[Start Information given]

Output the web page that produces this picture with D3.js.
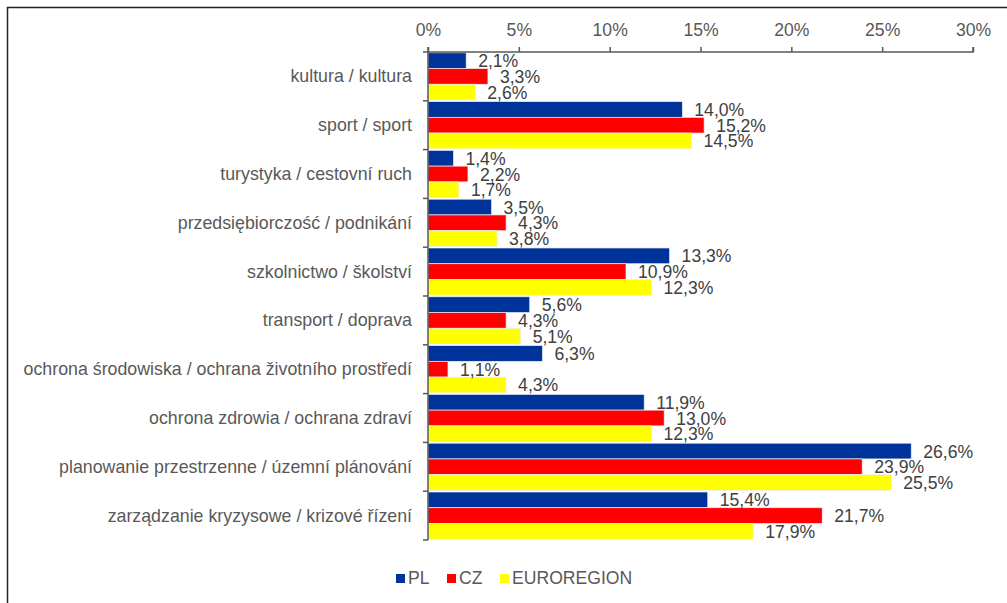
<!DOCTYPE html>
<html>
<head>
<meta charset="utf-8">
<script src="https://cdn.jsdelivr.net/npm/d3@7"></script>
<style>
  body { margin: 0; background: #fff; }
  svg { display: block; font-family: "Liberation Sans", Arial, sans-serif; }
</style>
</head>
<body>
<div id="chart"></div>
<script>
var categories = [
  'kultura / kultura',
  'sport / sport',
  'turystyka / cestovní ruch',
  'przedsiębiorczość / podnikání',
  'szkolnictwo / školství',
  'transport / doprava',
  'ochrona środowiska / ochrana životního prostředí',
  'ochrona zdrowia / ochrana zdraví',
  'planowanie przestrzenne / územní plánování',
  'zarządzanie kryzysowe / krizové řízení'
];
var seriesNames = ['PL', 'CZ', 'EUROREGION'];
var seriesColors = ['#003399', '#ff0000', '#ffff00'];
var plValues = [2.1, 14.0, 1.4, 3.5, 13.3, 5.6, 6.3, 11.9, 26.6, 15.4];
var czValues = [3.3, 15.2, 2.2, 4.3, 10.9, 4.3, 1.1, 13.0, 23.9, 21.7];
var euValues = [2.6, 14.5, 1.7, 3.8, 12.3, 5.1, 4.3, 12.3, 25.5, 17.9];
var xTicks = [0, 5, 10, 15, 20, 25, 30];

var width = 1007, height = 603;
var margin = {left: 428, right: 34, top: 52, bottom: 63};

var svg = d3.select('#chart').append('svg')
  .attr('width', width)
  .attr('height', height);

// outer frame (top and left edges visible)
svg.append('path')
  .attr('d', 'M7.5,' + height + ' V7.5 H' + width)
  .attr('fill', 'none')
  .attr('stroke', '#222')
  .attr('stroke-width', 1.5);

var x = d3.scaleLinear().domain([0, 30]).range([margin.left, width - margin.right]);
var y = d3.scaleBand().domain(categories).range([margin.top, height - margin.bottom]);
var inner = d3.scaleBand().domain(seriesNames).range([0, y.bandwidth()]).paddingOuter(0.05);

var rows = [];
var allValues = [plValues, czValues, euValues];
categories.forEach(function(c, i) {
  seriesNames.forEach(function(s, j) {
    rows.push({cat: c, series: s, color: seriesColors[j], value: allValues[j][i]});
  });
});

var fmt = function(v) { return v.toFixed(1).replace('.', ',') + '%'; };

// bars
svg.selectAll('.bar')
  .data(rows)
  .enter().append('rect')
  .attr('class', 'bar')
  .attr('x', x(0))
  .attr('y', function(d) { return y(d.cat) + inner(d.series); })
  .attr('width', function(d) { return x(d.value) - x(0); })
  .attr('height', inner.bandwidth())
  .attr('fill', function(d) { return d.color; })
  .attr('stroke', '#e8eefa')
  .attr('stroke-width', 0.7);

// value labels
svg.selectAll('.val')
  .data(rows)
  .enter().append('text')
  .attr('class', 'val')
  .attr('x', function(d) { return x(d.value) + 12; })
  .attr('y', function(d) { return y(d.cat) + inner(d.series) + inner.bandwidth() / 2 + 6.5; })
  .attr('font-size', 17.6)
  .attr('fill', '#404040')
  .text(function(d) { return fmt(d.value); });

// top axis
var xAxis = d3.axisTop(x).tickValues(xTicks).tickSize(5).tickFormat(function(d) { return d + '%'; });
var gx = svg.append('g').attr('transform', 'translate(0,' + margin.top + ')').call(xAxis);
gx.select('.domain').attr('stroke', '#595959').attr('stroke-width', 1.5).attr('d', 'M' + x(0) + ',0H' + x(30) + 'V-5');
gx.selectAll('.tick line').attr('stroke', '#595959').attr('stroke-width', 1.5);
gx.selectAll('.tick text').attr('font-size', 17.6).attr('fill', '#595959').attr('dy', null).attr('y', -16)
  .attr('font-family', '"Liberation Sans", Arial, sans-serif');

// left axis with ticks between categories
var gy = svg.append('g');
gy.append('line')
  .attr('x1', x(0)).attr('x2', x(0))
  .attr('y1', margin.top - 5).attr('y2', height - margin.bottom)
  .attr('stroke', '#595959').attr('stroke-width', 1.5);
var bounds = categories.map(function(c) { return y(c); }).concat([y.range()[1]]);
gy.selectAll('.ytick')
  .data(bounds)
  .enter().append('line')
  .attr('x1', x(0) - 5).attr('x2', x(0))
  .attr('y1', function(d) { return d; }).attr('y2', function(d) { return d; })
  .attr('stroke', '#595959').attr('stroke-width', 1.5);
gy.selectAll('.cat')
  .data(categories)
  .enter().append('text')
  .attr('x', x(0) - 16)
  .attr('y', function(d) { return y(d) + y.bandwidth() / 2 + 6; })
  .attr('text-anchor', 'end')
  .attr('font-size', 17.8)
  .attr('fill', '#595959')
  .text(function(d) { return d; });

// legend
var legendX = [396, 447, 500];
var legend = svg.selectAll('.leg')
  .data(seriesNames)
  .enter().append('g')
  .attr('transform', function(d, i) { return 'translate(' + legendX[i] + ',574)'; });
legend.append('rect')
  .attr('width', 9).attr('height', 9)
  .attr('fill', function(d, i) { return seriesColors[i]; });
legend.append('text')
  .attr('x', 12).attr('y', 10)
  .attr('font-size', 17.6)
  .attr('fill', '#595959')
  .text(function(d) { return d; });
</script>
</body>
</html>
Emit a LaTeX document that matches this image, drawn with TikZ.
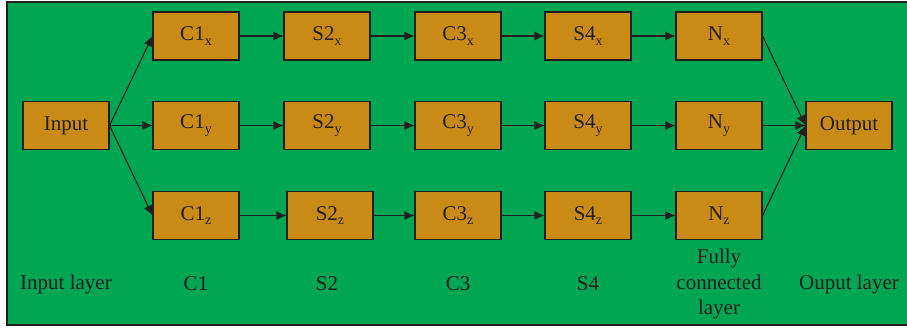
\documentclass[tikz,border=0pt]{standalone}
\usepackage{fontspec}
\setmainfont{Liberation Serif}
\usetikzlibrary{arrows.meta}
\definecolor{bggreen}{RGB}{0,166,81}
\definecolor{boxfill}{RGB}{202,138,22}
\definecolor{inkc}{RGB}{35,31,32}
\newcommand{\sbs}[1]{\raisebox{-4.5pt}{\fontsize{14}{14}\selectfont #1}}
\begin{document}
\begin{tikzpicture}[x=1pt,y=-1pt,
  blk/.style={draw=inkc,fill=boxfill,line width=1.1pt,minimum width=86pt,minimum height=48pt,inner sep=0pt,font=\fontsize{21}{23}\selectfont,text=inkc},
  lbl/.style={font=\fontsize{21}{25.5}\selectfont,text=inkc,align=center},
  con/.style={draw=inkc,line width=1.1pt,-{Latex[length=10pt,width=9pt]}}]
\useasboundingbox (0,0) rectangle (907,330);
\draw[fill=bggreen,draw=inkc,line width=1.2pt] (7,2) rectangle (912,325);
% nodes
\node[blk] (in) at (66,125.5) {Input};
\node[blk] (c1x) at (196,36) {C1\sbs{x}};
\node[blk] (c1y) at (196,125.5) {C1\sbs{y}};
\node[blk] (c1z) at (196,215.5) {C1\sbs{z}};
\node[blk] (s2x) at (327,36) {S2\sbs{x}};
\node[blk] (s2y) at (327,125.5) {S2\sbs{y}};
\node[blk] (s2z) at (330,215.5) {S2\sbs{z}};
\node[blk] (c3x) at (458,36) {C3\sbs{x}};
\node[blk] (c3y) at (458,125.5) {C3\sbs{y}};
\node[blk] (c3z) at (458,215.5) {C3\sbs{z}};
\node[blk] (s4x) at (588,36) {S4\sbs{x}};
\node[blk] (s4y) at (588,125.5) {S4\sbs{y}};
\node[blk] (s4z) at (588,215.5) {S4\sbs{z}};
\node[blk] (nx) at (719,36) {N\sbs{x}};
\node[blk] (ny) at (719,125.5) {N\sbs{y}};
\node[blk] (nz) at (719,215.5) {N\sbs{z}};
\node[blk] (out) at (849,125.5) {Output};
% labels
\node[lbl] (l0) at (66,284) {Input layer};
\node[lbl] (l1) at (196,284) {C1};
\node[lbl] (l2) at (327,284) {S2};
\node[lbl] (l3) at (458,284) {C3};
\node[lbl] (l4) at (588,284) {S4};
\node[lbl] (l5) at (719,284) {Fully\\connected\\layer};
\node[lbl] (l6) at (849,284) {Ouput layer};
% connectors
\draw[con] (in.east) -- (c1x.west);
\draw[con] (in.east) -- (c1y.west);
\draw[con] (in.east) -- (c1z.west);
\foreach \r in {x,y,z}{
  \draw[con] (c1\r) -- (s2\r);
  \draw[con] (s2\r) -- (c3\r);
  \draw[con] (c3\r) -- (s4\r);
  \draw[con] (s4\r) -- (n\r);
}
\draw[con] (nx.east) -- (out.west);
\draw[con] (ny.east) -- (out.west);
\draw[con] (nz.east) -- (out.west);
\end{tikzpicture}
\end{document}
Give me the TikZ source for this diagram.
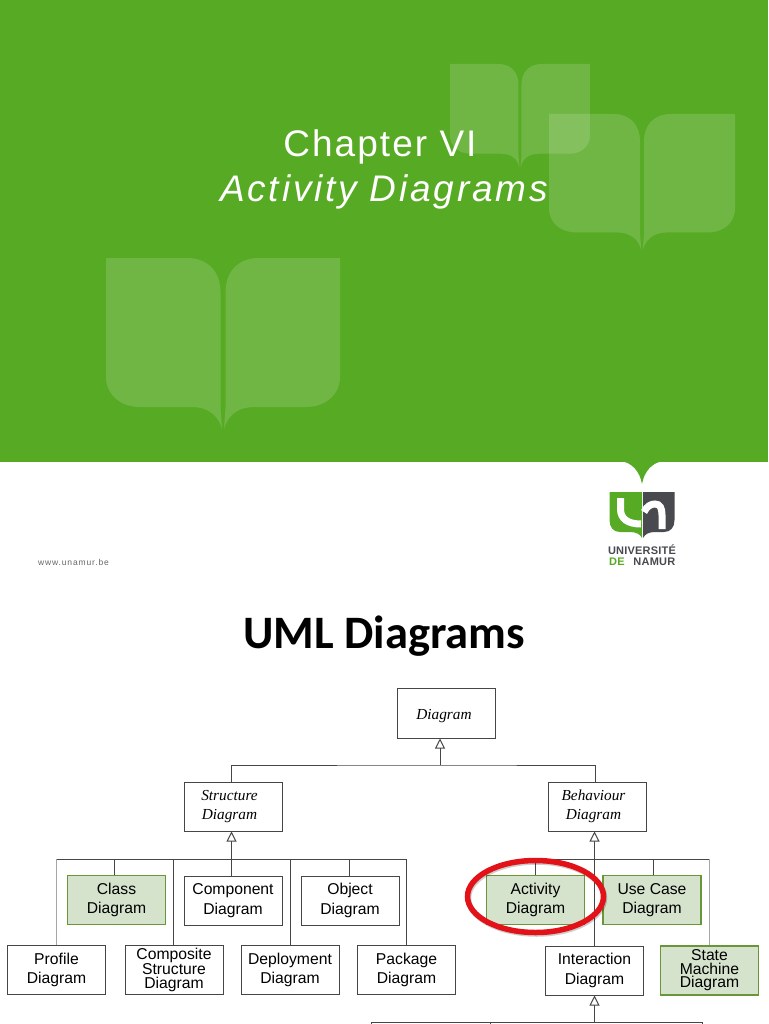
\documentclass[tikz,border=0pt]{standalone}
\usepackage{fontspec}
\setmainfont{Liberation Sans}
\newfontfamily\chapfont[LetterSpace=5.5]{Liberation Sans}
\newfontfamily\subjfont[LetterSpace=7.5]{Liberation Sans}
\newfontfamily\wwwfont[LetterSpace=10]{Liberation Sans}
\newfontfamily\logofont[LetterSpace=2]{Liberation Sans}
\newfontfamily\headfont{Carlito}
\newfontfamily\absfont{Liberation Serif}
\usetikzlibrary{arrows.meta}
\definecolor{unagreen}{RGB}{87,170,36}
\definecolor{unagray}{RGB}{72,74,80}
\definecolor{boxline}{RGB}{70,70,70}
\definecolor{hilitefill}{RGB}{213,227,205}
\definecolor{hiliteline}{RGB}{104,150,56}
\definecolor{ringred}{RGB}{226,18,24}
\tikzset{
  umlbox/.style={draw=boxline,line width=1pt,fill=white,inner sep=0pt,align=center,
    minimum width=#1,minimum height=49pt,font=\fontsize{15.7}{19.5}\selectfont,
    execute at begin node={\rule{0pt}{16pt}}},
  umlbox/.default=98pt,
  absbox/.style={umlbox,font=\absfont\itshape\fontsize{15.3}{19}\selectfont},
  tightbox/.style={umlbox,font=\fontsize{15.7}{13.6}\selectfont},
  hilite/.style={draw=hiliteline,line width=1.6pt,fill=hilitefill},
  bus/.style={draw=boxline,line width=1pt},
  palebus/.style={draw=black!35,line width=1pt},
  isa/.style={bus,-{Triangle[open,length=10pt,width=10pt,fill=white]}},
  leaf/.style={fill=white,fill opacity=0.15}
}
\newcommand{\leafpages}{
  \path[leaf] (0,0) -- (81,0) .. controls (103,0) and (114.5,15) .. (114.5,34)
    -- (114.5,150) -- (116,171) .. controls (113,160) and (105,149) .. (85,149)
    -- (34,149) .. controls (14,149) and (0,136) .. (0,119) -- cycle;
  \path[leaf] (234,0) -- (153,0) .. controls (131,0) and (119.5,15) .. (119.5,34)
    -- (119.5,150) -- (118,171) .. controls (121,160) and (129,149) .. (149,149)
    -- (200,149) .. controls (220,149) and (234,136) .. (234,119) -- cycle;
}
\begin{document}
\begin{tikzpicture}[x=1pt,y=-1pt]
  \useasboundingbox (0,0) rectangle (768,1024);
  \fill[white] (0,0) rectangle (768,1024);

  % title slide
  \fill[unagreen] (0,0) rectangle (768,461.5);
  \fill[unagreen] (620,461) .. controls (632,462) and (640,472) .. (642,484)
    .. controls (644,472) and (652,462) .. (664,461) -- cycle;
  \foreach \lx/\ly/\sx/\sy in {106/258/1/1,450/64/0.598/0.602,549/114/0.795/0.795} {
    \begin{scope}[shift={(\lx,\ly)},xscale=\sx,yscale=\sy]
      \leafpages
    \end{scope}
  }
  \node[white,anchor=base] (chapter) at (380,157) {\chapfont\fontsize{37}{37}\selectfont Chapter VI};
  \node[white,anchor=base] (subject) at (384,202) {\subjfont\itshape\fontsize{37}{37}\selectfont Activity Diagrams};
  \node[black!60,anchor=base] (www) at (73.5,565) {\wwwfont\fontsize{8.5}{8.5}\selectfont www.unamur.be};

  % logo
  \fill[unagreen] (609.5,492) -- (642,492) -- (642,538) .. controls (640,534) and (636,532) .. (630,532)
    -- (620,532) .. controls (613,532) and (609.5,527) .. (609.5,520) -- cycle;
  \fill[unagray] (674.5,492) -- (643,492) -- (643,538) .. controls (645,534) and (649,532) .. (655,532)
    -- (664,532) .. controls (671,532) and (674.5,527) .. (674.5,520) -- cycle;
  \draw[white,line width=7pt] (620.5,498) -- (620.5,509) .. controls (620.5,519) and (628,524) .. (641,524);
  \draw[white,line width=7pt] (644,512) .. controls (647,506) and (651,504) .. (655,504)
    .. controls (660,504) and (662,508) .. (662,515) -- (662,529);
  \node[unagray,anchor=base] (univ) at (642,554) {\logofont\bfseries\fontsize{11}{11}\selectfont UNIVERSITÉ};
  \node[unagreen,anchor=base west,inner sep=0pt] (de) at (609,565) {\logofont\bfseries\fontsize{11}{11}\selectfont DE};
  \node[unagray,anchor=base east,inner sep=0pt] (namur) at (675.5,565) {\logofont\bfseries\fontsize{11}{11}\selectfont NAMUR};

  \node[anchor=base] (heading) at (384,648) {\headfont\bfseries\fontsize{46.5}{46.5}\selectfont UML Diagrams};

  % first levels
  \node[absbox,minimum height=50pt] (diagram) at (446,713) {\kern-4pt Diagram};
  \node[absbox] (structure) at (233,806.5) {\kern-7pt Structure\\\kern-7pt Diagram};
  \node[absbox] (behaviour) at (597,806.5) {\kern-7pt Behaviour\\\kern-7pt Diagram};

  % kinds of structure
  \node[umlbox,hilite] (class) at (116.5,900) {Class\\Diagram};
  \node[umlbox] (component) at (233,900.5) {Component\\Diagram};
  \node[umlbox] (object) at (350,900.5) {Object\\Diagram};
  \node[umlbox] (profile) at (56.5,970) {Profile\\Diagram};
  \node[tightbox] (composite) at (174,970) {Composite\\Structure\\Diagram};
  \node[umlbox] (deployment) at (290,970) {Deployment\\Diagram};
  \node[umlbox] (package) at (406.5,970) {Package\\Diagram};

  % kinds of behaviour
  \node[umlbox,hilite] (activity) at (535.5,900) {Activity\\Diagram};
  \node[umlbox,hilite] (usecase) at (652,900) {Use Case\\Diagram};
  \node[umlbox] (interaction) at (594.5,970.5) {Interaction\\Diagram};
  \node[tightbox,hilite] (state) at (709.5,970.5) {State\\Machine\\Diagram};

  \coordinate (rootbus) at (440,765);
  \coordinate (strbus) at (231.5,859);
  \coordinate (behbus) at (594.5,859);
  \coordinate (intbus) at (594.5,1022.7);

  \draw[bus] ([xshift=-1.5pt]structure.north) |- (rootbus) -| ([xshift=-2pt]behaviour.north);
  \draw[isa] (rootbus) -- (rootbus |- diagram.south);
  \draw[isa] (strbus) -- (strbus |- structure.south);
  \draw[palebus] (profile.north) -- (profile.north |- strbus);
  \draw[bus] (profile.north |- strbus) -- (strbus) -| ([xshift=-1pt]object.north);
  \draw[bus] (strbus) -| (package.north);
  \foreach \kid/\off in {class/-2,composite/-1,component/-1.5,deployment/0} {
    \draw[bus] ([xshift=\off pt]\kid.north |- strbus) -- ([xshift=\off pt]\kid.north);
  }
  \draw[isa] (interaction.north) -- (behbus) -- (behbus |- behaviour.south);
  \draw[bus] (activity.north) |- (behbus) -| ([xshift=1pt]usecase.north);
  \draw[bus] (behbus) -- (state.north |- behbus);
  \draw[palebus] (state.north |- behbus) -- (state.north);

  % next level is cut off by the page
  \draw[isa] (intbus) -- (intbus |- interaction.south);
  \coordinate (intleft) at (371.5,1024);
  \coordinate (intright) at (702,1024);
  \coordinate (intmid) at (490,1024);
  \draw[bus] (intleft) |- (intbus) -| (intright);
  \draw[bus] (intmid) -- (intmid |- intbus);

  % the mark round the activity box
  \draw[black,opacity=0.2,line width=5.5pt] (536.5,898) ellipse (68pt and 36pt);
  \draw[ringred,line width=5.5pt] (535.5,896.5) ellipse (68pt and 36pt);
\end{tikzpicture}
\end{document}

[End Information given]

→ To do
Pull out the lines above in which the word "this" appears.

→ Answer to the problem
Output the web page that produces this picture with D3.js.
Emit a LaTeX document that matches this image, drawn with TikZ.
Give me the TikZ source for this diagram.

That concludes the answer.